A Billion People Now Protected by Large, Graphic Pack Warnings
WHO says more progress needed to fight tobacco epidemic
Posted by: Editor | Jul 7, 2011
More than a billion people in 19 countries are now protected by laws requiring large, graphic health warnings that cover at least half of cigarette packs — nearly double the number that were exposed to these warnings in 2008.
The World Health Organization's Report on the Global Tobacco Epidemic, 2011, finds that nations are making significant progress in implementing warning labels and other measures to reduce tobacco use. But progress must be accelerated to reverse a tobacco epidemic that will otherwise kill one billion people worldwide this century.
The report assesses countries' progress in implementing the scientifically proven measures required by an international treaty, the WHO Framework Convention on Tobacco Control, which has been ratified by 174 countries.
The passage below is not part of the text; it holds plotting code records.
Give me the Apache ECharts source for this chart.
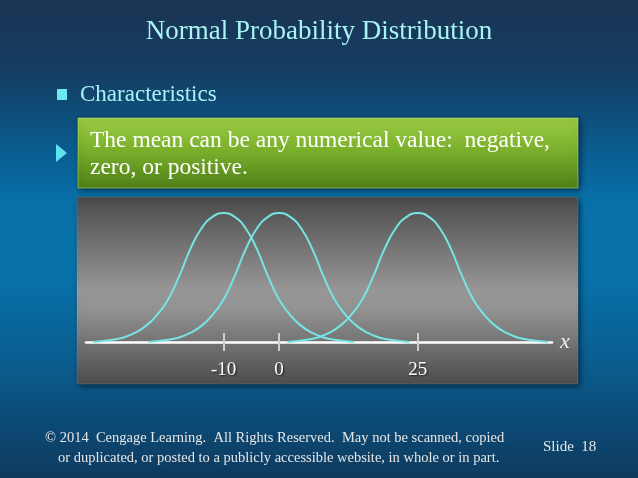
<!DOCTYPE html>
<html><head><meta charset="utf-8">
<script src="https://cdn.jsdelivr.net/npm/echarts@6/dist/echarts.min.js"></script>
<style>html,body{margin:0;padding:0;background:#0d3a5e;}#c{width:638px;height:478px;}</style>
</head><body><div id="c"></div>
<script>
// Means of the three normal curves (x units)
const means = [-10, 0, 25];
// Tick positions and labels on the x axis
const tickValues = [-10, 0, 25];
const tickLabels = ['-10', '0', '25'];
// Curve profile: offset from the mean (x units) and relative height
const offsets = [-23.5, -20, -18, -16, -14, -12, -10, -8, -6, -4, -2, 0, 2, 4, 6, 8, 10, 12, 14, 16, 18, 20, 23.5];
const heights = [0, 0.018, 0.035, 0.07, 0.125, 0.21, 0.33, 0.51, 0.72, 0.88, 0.97, 1, 0.97, 0.88, 0.72, 0.51, 0.33, 0.21, 0.125, 0.07, 0.035, 0.018, 0];

const titleText = 'Normal Probability Distribution';
const bulletText = 'Characteristics';
const boxLines = ['The mean can be any numerical value:  negative,', 'zero, or positive.'];
const footerLines = ['\u00A9 2014  Cengage Learning.  All Rights Reserved.  May not be scanned, copied',
  'or duplicated, or posted to a publicly accessible website, in whole or in part.'];
const slideText = 'Slide  18';

const SERIF = '"Liberation Serif", "DejaVu Serif", serif';
const chart = echarts.init(document.getElementById('c'));
const LG = echarts.graphic.LinearGradient;

const series = means.map(m => ({
  type: 'line',
  data: offsets.map((o, i) => [m + o, heights[i]]),
  smooth: 0.5,
  showSymbol: false,
  lineStyle: { color: '#76e4e4', width: 2 },
  z: 5,
  silent: true
}));

const shadowTxt = { shadowColor: 'rgba(0,0,0,0.65)', shadowOffsetX: 1.5, shadowOffsetY: 1.5, shadowBlur: 2 };

const option = {
  animation: false,
  backgroundColor: new LG(0, 0, 0, 1, [
    { offset: 0, color: '#1b3454' },
    { offset: 0.15, color: '#143d62' },
    { offset: 0.3, color: '#0b5a8c' },
    { offset: 0.42, color: '#0870a8' },
    { offset: 0.58, color: '#0871a9' },
    { offset: 0.75, color: '#0a5e90' },
    { offset: 0.9, color: '#0c4872' },
    { offset: 1, color: '#0f3a5e' }
  ]),
  grid: { left: 86, right: 86, top: 213, bottom: 136 },
  xAxis: [{
    type: 'value', position: 'bottom', min: -34.8, max: 49.2,
    axisLine: { lineStyle: { color: '#ffffff', width: 2.5 } },
    axisTick: { show: true, customValues: tickValues, length: 9, lineStyle: { color: '#cfcfcf', width: 2 } },
    axisLabel: {
      customValues: tickValues,
      formatter: v => tickLabels[tickValues.indexOf(v)],
      margin: 19, color: '#ffffff', fontFamily: SERIF, fontSize: 19,
      textShadowColor: 'rgba(0,0,0,0.7)', textShadowOffsetX: 1, textShadowOffsetY: 1, textShadowBlur: 2
    },
    splitLine: { show: false },
    name: 'x', nameLocation: 'end', nameGap: 8,
    nameTextStyle: { color: '#eeeeee', fontFamily: SERIF, fontStyle: 'italic', fontSize: 22, verticalAlign: 'middle',
      textShadowColor: 'rgba(0,0,0,0.6)', textShadowOffsetX: 1, textShadowOffsetY: 1 }
  }, {
    type: 'value', position: 'bottom', offset: 0, min: -34.8, max: 49.2,
    axisLine: { show: false },
    axisTick: { show: true, inside: true, customValues: tickValues, length: 9, lineStyle: { color: '#cfcfcf', width: 2 } },
    axisLabel: { show: false },
    splitLine: { show: false }
  }],
  yAxis: { type: 'value', min: 0, max: 1, show: false },
  series: series,
  graphic: [
    { type: 'rect', z: -10, shape: { x: 77, y: 197, width: 501, height: 187 },
      style: { fill: new LG(0, 0, 0, 1, [
        { offset: 0, color: '#484848' }, { offset: 0.08, color: '#575757' },
        { offset: 0.5, color: '#979797' }, { offset: 0.6, color: '#929292' },
        { offset: 1, color: '#4c4c4c' }]),
        stroke: 'rgba(255,255,255,0.12)', lineWidth: 1,
        shadowBlur: 6, shadowColor: 'rgba(0,0,0,0.55)', shadowOffsetX: 2, shadowOffsetY: 2 } },
    { type: 'rect', z: -10, shape: { x: 78, y: 118, width: 500, height: 70 },
      style: { fill: new LG(0, 0, 0, 1, [
        { offset: 0, color: '#9ccd44' }, { offset: 0.45, color: '#7bb02c' }, { offset: 1, color: '#4f7f17' }]),
        stroke: 'rgba(200,240,120,0.5)', lineWidth: 1,
        shadowBlur: 6, shadowColor: 'rgba(0,0,0,0.55)', shadowOffsetX: 2, shadowOffsetY: 2 } },
    { type: 'rect', z: 10, shape: { x: 57, y: 89, width: 10, height: 11 }, style: { fill: '#6ae9f0' } },
    { type: 'polygon', z: 10, shape: { points: [[56, 144], [67, 153], [56, 162]] }, style: { fill: '#5fe3ef' } },
    { type: 'text', z: 10, style: Object.assign({ text: titleText, x: 319, y: 32, align: 'center', verticalAlign: 'middle',
      fill: '#a8f3f3', font: '27px ' + SERIF }, shadowTxt) },
    { type: 'text', z: 10, style: Object.assign({ text: bulletText, x: 80, y: 95, align: 'left', verticalAlign: 'middle',
      fill: '#a8f3f3', font: '23px ' + SERIF }, shadowTxt) },
    { type: 'text', z: 10, style: Object.assign({ text: boxLines[0], x: 90, y: 141, align: 'left', verticalAlign: 'middle',
      fill: '#ffffff', font: '23.5px ' + SERIF }, shadowTxt) },
    { type: 'text', z: 10, style: Object.assign({ text: boxLines[1], x: 90, y: 168, align: 'left', verticalAlign: 'middle',
      fill: '#ffffff', font: '23.5px ' + SERIF }, shadowTxt) },
    { type: 'text', z: 10, style: Object.assign({ text: footerLines[0], x: 45, y: 438, align: 'left', verticalAlign: 'middle',
      fill: '#e6e6e6', font: '14.5px ' + SERIF }, shadowTxt) },
    { type: 'text', z: 10, style: Object.assign({ text: footerLines[1], x: 58, y: 458, align: 'left', verticalAlign: 'middle',
      fill: '#e6e6e6', font: '14.5px ' + SERIF }, shadowTxt) },
    { type: 'text', z: 10, style: Object.assign({ text: slideText, x: 543, y: 447, align: 'left', verticalAlign: 'middle',
      fill: '#e6e6e6', font: '15px ' + SERIF }, shadowTxt) }
  ]
};
chart.setOption(option);
</script>
</body></html>
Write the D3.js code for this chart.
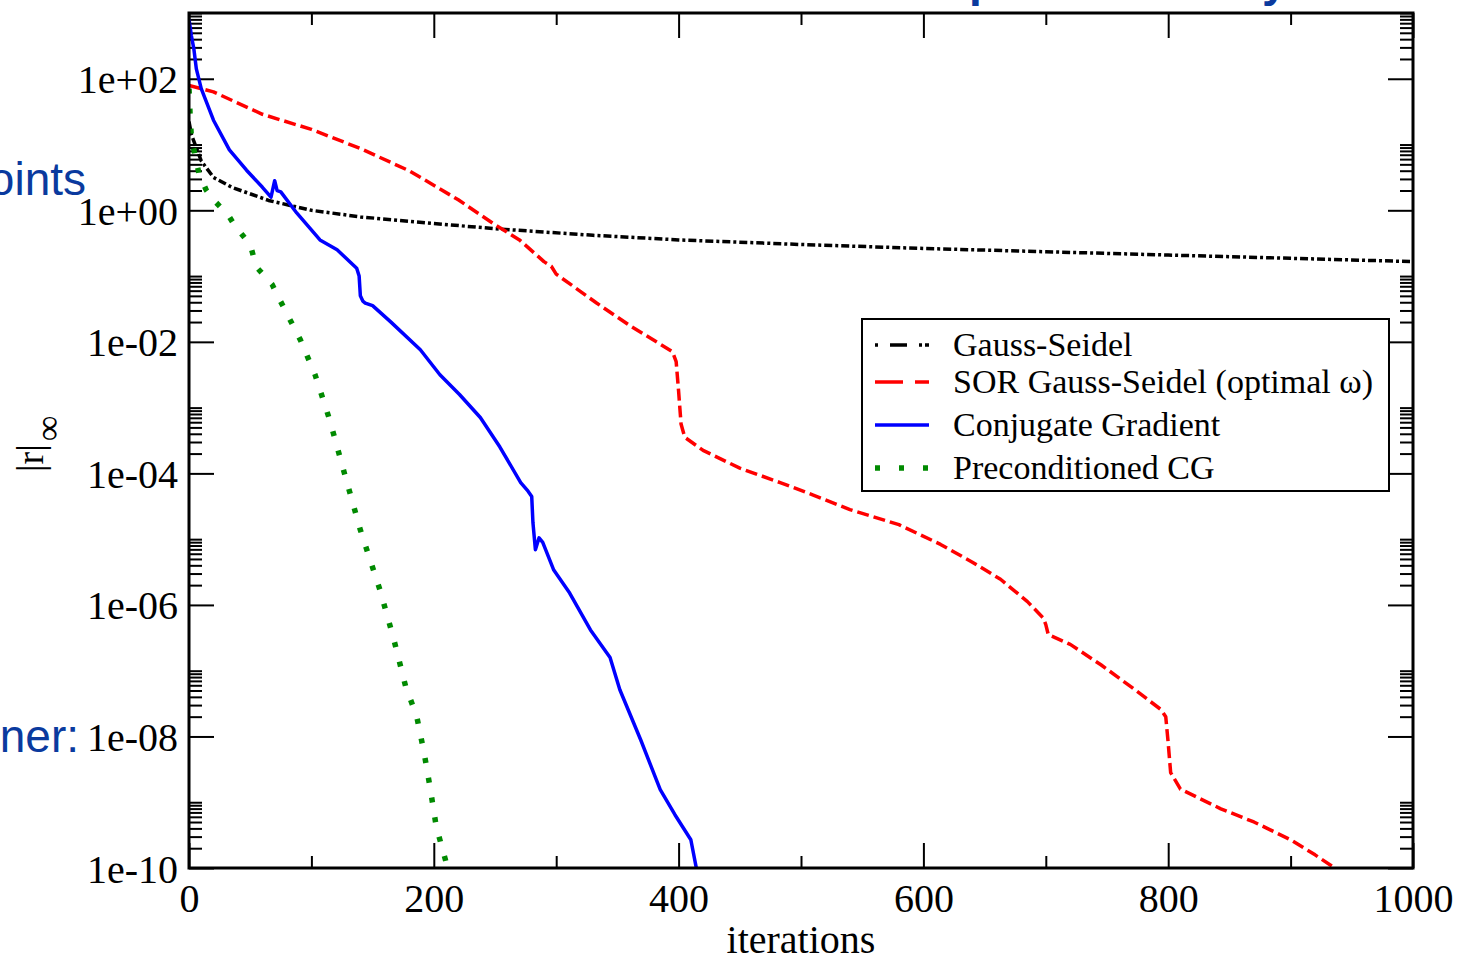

In addition to the warning labels, these measures include comprehensive smoke-free laws, higher tobacco taxes, and bans on tobacco advertising, promotion and sponsorship.
Research shows that large, graphic warning labels are most effective at informing consumers about the health risks of tobacco use, motivating smokers to quit and discouraging nonsmokers, including children, from starting. Including countries with warnings that cover less than half the pack, a total of 42 countries now require graphic warnings.
If effectively implemented, tobacco control measures can help protect people around the world from the devastating effects of tobacco use, which kill nearly six million people every year.
Every picture that tells the true story of tobacco use can save lives.